(Source code of charts)

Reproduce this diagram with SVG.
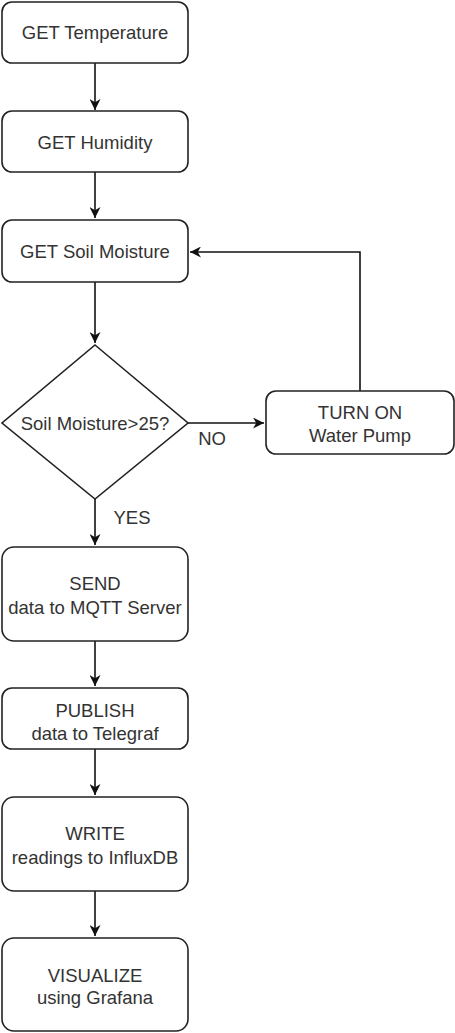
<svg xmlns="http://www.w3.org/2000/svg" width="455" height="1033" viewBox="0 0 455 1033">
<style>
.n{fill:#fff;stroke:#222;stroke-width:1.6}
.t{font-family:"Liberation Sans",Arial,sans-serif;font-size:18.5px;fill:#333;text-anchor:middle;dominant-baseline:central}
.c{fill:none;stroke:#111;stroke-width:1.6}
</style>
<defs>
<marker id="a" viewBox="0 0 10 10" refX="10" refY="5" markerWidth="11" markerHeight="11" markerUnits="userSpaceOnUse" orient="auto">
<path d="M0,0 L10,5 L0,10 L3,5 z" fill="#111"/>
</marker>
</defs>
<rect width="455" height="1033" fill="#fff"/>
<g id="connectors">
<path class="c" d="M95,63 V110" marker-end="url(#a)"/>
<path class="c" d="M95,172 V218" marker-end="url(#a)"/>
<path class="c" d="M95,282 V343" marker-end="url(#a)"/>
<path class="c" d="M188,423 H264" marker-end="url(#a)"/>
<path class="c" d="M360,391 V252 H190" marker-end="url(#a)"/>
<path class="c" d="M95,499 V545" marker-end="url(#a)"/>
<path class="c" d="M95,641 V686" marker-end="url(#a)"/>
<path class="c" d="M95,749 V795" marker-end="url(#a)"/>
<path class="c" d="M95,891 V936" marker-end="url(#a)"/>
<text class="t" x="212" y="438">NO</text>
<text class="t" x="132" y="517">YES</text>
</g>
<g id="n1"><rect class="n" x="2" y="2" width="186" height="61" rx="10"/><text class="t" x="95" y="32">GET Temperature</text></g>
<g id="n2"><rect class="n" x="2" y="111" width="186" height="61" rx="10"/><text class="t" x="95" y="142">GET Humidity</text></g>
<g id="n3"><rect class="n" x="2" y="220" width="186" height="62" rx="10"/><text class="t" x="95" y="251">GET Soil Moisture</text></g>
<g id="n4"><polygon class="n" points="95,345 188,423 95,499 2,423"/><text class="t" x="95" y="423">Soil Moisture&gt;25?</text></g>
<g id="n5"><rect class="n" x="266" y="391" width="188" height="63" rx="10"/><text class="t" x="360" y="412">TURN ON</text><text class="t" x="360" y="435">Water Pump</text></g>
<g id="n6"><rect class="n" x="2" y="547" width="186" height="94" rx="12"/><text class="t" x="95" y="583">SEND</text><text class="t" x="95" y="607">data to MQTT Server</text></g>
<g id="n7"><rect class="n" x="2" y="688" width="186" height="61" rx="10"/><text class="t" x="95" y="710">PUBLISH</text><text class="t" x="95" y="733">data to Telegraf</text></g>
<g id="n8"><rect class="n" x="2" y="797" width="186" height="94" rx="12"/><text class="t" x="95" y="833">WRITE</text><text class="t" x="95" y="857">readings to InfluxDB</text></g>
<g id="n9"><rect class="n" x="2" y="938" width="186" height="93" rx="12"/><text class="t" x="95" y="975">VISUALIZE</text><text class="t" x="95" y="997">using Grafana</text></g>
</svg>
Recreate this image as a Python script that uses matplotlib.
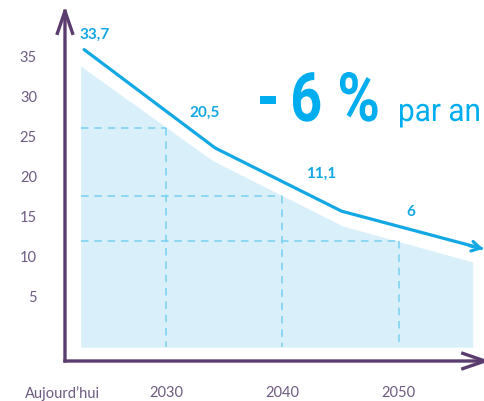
* * *
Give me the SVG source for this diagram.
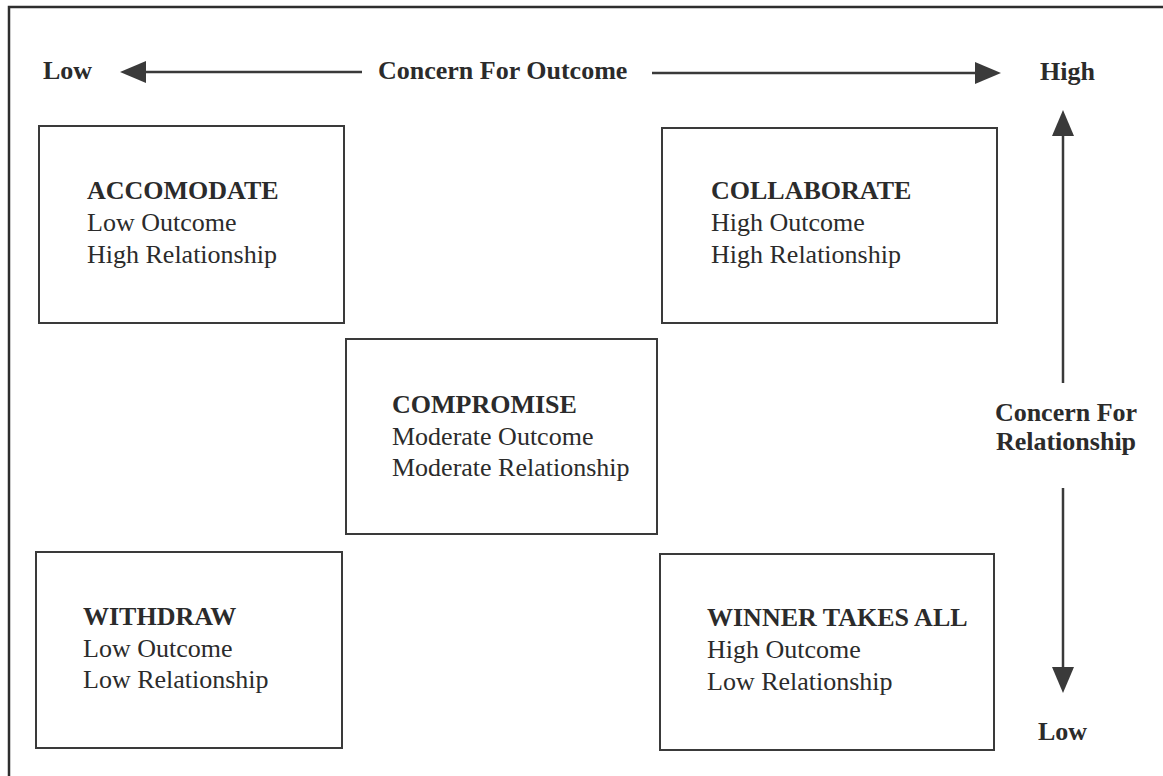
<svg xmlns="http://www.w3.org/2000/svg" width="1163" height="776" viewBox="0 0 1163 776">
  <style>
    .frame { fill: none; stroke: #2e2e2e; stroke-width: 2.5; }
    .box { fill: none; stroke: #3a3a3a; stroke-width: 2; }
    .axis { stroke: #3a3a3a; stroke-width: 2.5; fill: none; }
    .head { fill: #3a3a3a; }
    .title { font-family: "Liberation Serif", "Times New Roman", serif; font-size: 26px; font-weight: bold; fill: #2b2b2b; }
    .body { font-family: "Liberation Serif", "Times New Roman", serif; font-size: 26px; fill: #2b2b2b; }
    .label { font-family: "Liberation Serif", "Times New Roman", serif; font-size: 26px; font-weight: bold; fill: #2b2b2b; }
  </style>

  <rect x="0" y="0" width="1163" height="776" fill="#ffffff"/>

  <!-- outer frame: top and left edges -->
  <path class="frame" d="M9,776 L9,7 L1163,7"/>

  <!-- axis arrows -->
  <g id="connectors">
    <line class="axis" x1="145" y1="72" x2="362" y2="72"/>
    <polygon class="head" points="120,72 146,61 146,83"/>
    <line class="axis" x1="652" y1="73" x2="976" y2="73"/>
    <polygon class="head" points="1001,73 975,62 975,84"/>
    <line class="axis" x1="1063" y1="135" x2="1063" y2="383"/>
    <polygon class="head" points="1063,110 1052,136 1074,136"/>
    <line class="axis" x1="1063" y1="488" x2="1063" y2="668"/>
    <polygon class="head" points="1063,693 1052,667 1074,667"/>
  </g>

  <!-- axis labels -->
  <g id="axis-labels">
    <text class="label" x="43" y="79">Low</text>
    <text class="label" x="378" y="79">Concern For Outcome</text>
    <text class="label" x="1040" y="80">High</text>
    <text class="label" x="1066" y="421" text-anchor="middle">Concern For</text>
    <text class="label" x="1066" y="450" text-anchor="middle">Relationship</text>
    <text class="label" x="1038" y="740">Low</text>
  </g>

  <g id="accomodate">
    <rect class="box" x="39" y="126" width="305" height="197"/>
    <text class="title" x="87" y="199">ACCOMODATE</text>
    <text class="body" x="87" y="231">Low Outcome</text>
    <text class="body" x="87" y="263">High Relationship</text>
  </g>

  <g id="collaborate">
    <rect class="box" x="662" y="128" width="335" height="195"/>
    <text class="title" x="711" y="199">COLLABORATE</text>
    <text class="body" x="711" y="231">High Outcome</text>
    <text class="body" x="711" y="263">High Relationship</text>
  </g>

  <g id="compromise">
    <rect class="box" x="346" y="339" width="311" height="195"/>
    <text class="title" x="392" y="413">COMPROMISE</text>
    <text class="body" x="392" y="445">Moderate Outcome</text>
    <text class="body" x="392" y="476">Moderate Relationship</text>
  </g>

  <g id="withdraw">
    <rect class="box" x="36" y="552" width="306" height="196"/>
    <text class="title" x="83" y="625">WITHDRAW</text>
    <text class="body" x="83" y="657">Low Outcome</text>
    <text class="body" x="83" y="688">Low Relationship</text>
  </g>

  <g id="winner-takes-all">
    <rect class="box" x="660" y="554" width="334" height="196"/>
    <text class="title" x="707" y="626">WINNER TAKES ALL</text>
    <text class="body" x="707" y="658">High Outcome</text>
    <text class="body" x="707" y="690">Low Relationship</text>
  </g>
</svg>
--
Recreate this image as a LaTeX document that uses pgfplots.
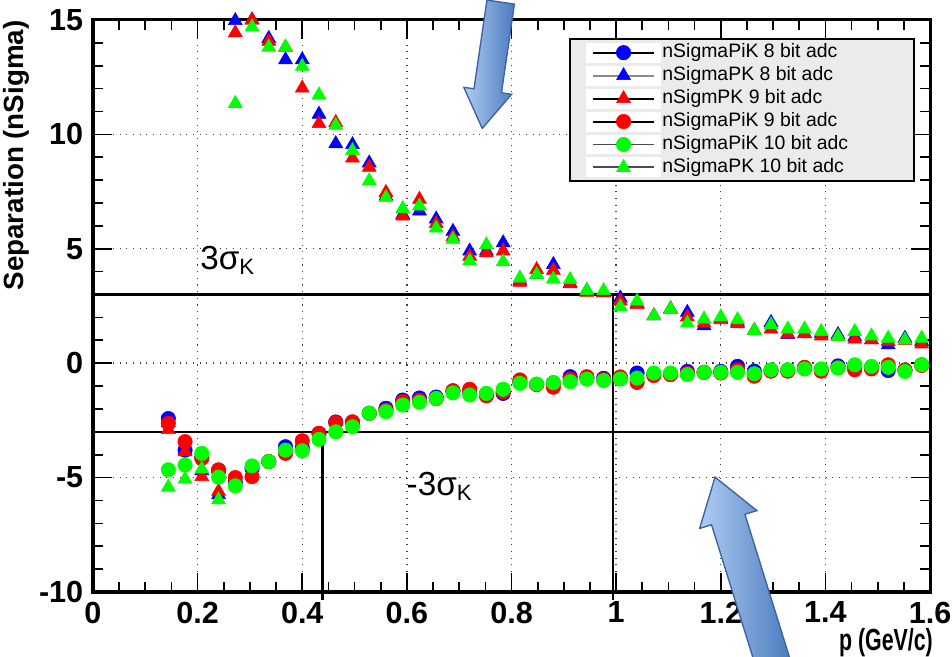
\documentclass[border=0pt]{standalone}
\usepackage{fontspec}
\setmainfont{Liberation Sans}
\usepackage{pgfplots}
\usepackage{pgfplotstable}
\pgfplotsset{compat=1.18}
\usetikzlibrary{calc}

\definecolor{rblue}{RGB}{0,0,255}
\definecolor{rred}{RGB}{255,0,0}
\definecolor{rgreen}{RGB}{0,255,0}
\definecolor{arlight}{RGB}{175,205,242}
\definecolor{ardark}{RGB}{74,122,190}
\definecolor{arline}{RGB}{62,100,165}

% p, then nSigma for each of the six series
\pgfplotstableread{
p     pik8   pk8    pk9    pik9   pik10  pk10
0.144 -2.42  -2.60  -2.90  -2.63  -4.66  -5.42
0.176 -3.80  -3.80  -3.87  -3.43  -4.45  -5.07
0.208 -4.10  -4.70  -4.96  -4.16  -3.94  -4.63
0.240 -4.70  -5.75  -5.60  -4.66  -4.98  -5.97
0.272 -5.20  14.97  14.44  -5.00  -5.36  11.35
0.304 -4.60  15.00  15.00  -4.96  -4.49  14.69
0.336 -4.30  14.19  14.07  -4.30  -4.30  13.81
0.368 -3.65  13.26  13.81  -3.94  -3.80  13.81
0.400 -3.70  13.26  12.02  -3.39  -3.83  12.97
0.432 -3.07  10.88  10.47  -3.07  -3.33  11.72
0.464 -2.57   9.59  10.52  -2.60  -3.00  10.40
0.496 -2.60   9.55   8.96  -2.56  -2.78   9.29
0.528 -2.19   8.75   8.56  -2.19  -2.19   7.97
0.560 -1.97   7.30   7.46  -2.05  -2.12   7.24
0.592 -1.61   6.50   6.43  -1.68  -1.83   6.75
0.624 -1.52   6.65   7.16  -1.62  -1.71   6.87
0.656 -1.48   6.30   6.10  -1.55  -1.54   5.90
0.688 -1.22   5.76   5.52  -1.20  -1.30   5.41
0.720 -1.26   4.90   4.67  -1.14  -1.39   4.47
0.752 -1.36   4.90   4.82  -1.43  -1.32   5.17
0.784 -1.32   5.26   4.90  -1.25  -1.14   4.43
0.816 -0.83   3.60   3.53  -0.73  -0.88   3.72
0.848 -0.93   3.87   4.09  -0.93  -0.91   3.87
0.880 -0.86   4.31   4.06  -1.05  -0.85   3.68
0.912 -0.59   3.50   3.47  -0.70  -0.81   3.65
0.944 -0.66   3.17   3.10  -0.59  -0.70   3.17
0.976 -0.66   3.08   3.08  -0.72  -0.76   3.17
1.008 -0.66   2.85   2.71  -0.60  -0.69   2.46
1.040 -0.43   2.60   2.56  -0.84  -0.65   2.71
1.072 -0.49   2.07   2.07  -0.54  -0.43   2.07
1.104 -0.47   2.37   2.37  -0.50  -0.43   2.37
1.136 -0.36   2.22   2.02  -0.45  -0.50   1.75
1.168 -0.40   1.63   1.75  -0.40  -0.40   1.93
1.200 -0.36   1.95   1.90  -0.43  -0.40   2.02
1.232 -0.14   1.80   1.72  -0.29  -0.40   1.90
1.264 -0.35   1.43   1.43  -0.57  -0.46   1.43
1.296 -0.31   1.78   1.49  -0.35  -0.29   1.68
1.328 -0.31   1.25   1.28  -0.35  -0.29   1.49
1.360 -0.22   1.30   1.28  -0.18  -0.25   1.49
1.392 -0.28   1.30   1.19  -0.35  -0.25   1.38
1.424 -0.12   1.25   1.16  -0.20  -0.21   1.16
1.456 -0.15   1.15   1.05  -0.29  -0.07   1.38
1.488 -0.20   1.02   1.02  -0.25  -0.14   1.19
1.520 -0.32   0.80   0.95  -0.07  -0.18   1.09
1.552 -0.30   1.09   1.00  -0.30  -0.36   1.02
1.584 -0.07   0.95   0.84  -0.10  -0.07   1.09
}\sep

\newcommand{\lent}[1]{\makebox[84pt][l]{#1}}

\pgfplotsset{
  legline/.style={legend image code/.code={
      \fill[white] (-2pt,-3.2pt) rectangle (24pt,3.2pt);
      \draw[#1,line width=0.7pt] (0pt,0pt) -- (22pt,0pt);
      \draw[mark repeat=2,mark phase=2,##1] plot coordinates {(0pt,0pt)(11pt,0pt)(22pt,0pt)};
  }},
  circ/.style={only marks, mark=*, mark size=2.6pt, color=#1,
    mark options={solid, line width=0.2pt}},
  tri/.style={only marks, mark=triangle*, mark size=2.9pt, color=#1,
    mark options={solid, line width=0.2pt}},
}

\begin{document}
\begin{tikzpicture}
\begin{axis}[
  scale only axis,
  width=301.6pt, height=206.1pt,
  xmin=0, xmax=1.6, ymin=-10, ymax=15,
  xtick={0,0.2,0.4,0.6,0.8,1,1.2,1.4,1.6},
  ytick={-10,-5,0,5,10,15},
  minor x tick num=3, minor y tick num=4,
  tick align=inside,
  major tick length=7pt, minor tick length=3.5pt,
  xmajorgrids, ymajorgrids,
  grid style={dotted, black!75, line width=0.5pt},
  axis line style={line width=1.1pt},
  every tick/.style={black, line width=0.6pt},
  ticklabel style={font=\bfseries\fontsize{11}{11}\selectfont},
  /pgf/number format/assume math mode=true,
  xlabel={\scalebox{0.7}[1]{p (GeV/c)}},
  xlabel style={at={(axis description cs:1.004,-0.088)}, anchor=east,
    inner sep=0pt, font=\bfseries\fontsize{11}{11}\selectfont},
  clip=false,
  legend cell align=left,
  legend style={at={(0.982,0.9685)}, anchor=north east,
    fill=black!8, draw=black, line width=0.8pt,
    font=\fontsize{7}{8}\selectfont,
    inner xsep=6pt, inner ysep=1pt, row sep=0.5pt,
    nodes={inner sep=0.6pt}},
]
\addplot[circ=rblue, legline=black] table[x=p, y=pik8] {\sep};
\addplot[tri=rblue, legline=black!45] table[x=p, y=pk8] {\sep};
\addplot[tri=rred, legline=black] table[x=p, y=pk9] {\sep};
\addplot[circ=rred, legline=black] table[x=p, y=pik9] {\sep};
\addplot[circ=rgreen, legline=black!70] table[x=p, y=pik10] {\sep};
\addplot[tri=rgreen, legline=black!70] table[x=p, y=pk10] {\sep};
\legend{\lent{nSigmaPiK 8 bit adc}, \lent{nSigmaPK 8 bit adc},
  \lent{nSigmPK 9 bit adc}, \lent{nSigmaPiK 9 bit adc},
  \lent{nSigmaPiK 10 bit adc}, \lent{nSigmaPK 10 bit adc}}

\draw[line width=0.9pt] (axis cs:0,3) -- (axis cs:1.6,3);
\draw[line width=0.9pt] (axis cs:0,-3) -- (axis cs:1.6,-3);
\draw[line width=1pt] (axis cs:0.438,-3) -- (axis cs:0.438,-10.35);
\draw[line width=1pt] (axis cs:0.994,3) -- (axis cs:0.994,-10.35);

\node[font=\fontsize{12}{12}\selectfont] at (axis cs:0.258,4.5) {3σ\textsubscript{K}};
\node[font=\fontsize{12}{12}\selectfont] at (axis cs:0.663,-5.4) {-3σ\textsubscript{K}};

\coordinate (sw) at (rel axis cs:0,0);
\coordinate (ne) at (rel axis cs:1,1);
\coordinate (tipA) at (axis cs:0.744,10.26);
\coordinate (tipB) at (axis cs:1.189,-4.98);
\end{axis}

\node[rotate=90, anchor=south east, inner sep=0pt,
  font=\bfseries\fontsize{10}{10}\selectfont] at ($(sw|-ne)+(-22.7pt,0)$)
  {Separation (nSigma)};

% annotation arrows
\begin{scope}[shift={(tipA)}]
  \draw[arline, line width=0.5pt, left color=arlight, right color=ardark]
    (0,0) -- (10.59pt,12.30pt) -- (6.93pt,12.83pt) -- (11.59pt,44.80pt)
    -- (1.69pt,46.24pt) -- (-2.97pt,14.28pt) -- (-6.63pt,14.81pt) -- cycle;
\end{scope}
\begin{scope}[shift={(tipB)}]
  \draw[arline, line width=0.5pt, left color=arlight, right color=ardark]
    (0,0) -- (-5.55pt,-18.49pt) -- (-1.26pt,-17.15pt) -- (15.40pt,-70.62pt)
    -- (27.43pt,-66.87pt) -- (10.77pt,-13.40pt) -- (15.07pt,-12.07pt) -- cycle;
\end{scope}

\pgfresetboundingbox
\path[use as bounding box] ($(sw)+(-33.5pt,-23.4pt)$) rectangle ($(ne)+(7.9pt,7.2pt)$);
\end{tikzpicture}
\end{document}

WRITTEN EXERCISE: Report all lines of the data above that include the string "Recreate".

WRITTEN REPLY:
Recreate this image as a Python script that uses matplotlib.
Recreate this image as a LaTeX document that uses pgfplots.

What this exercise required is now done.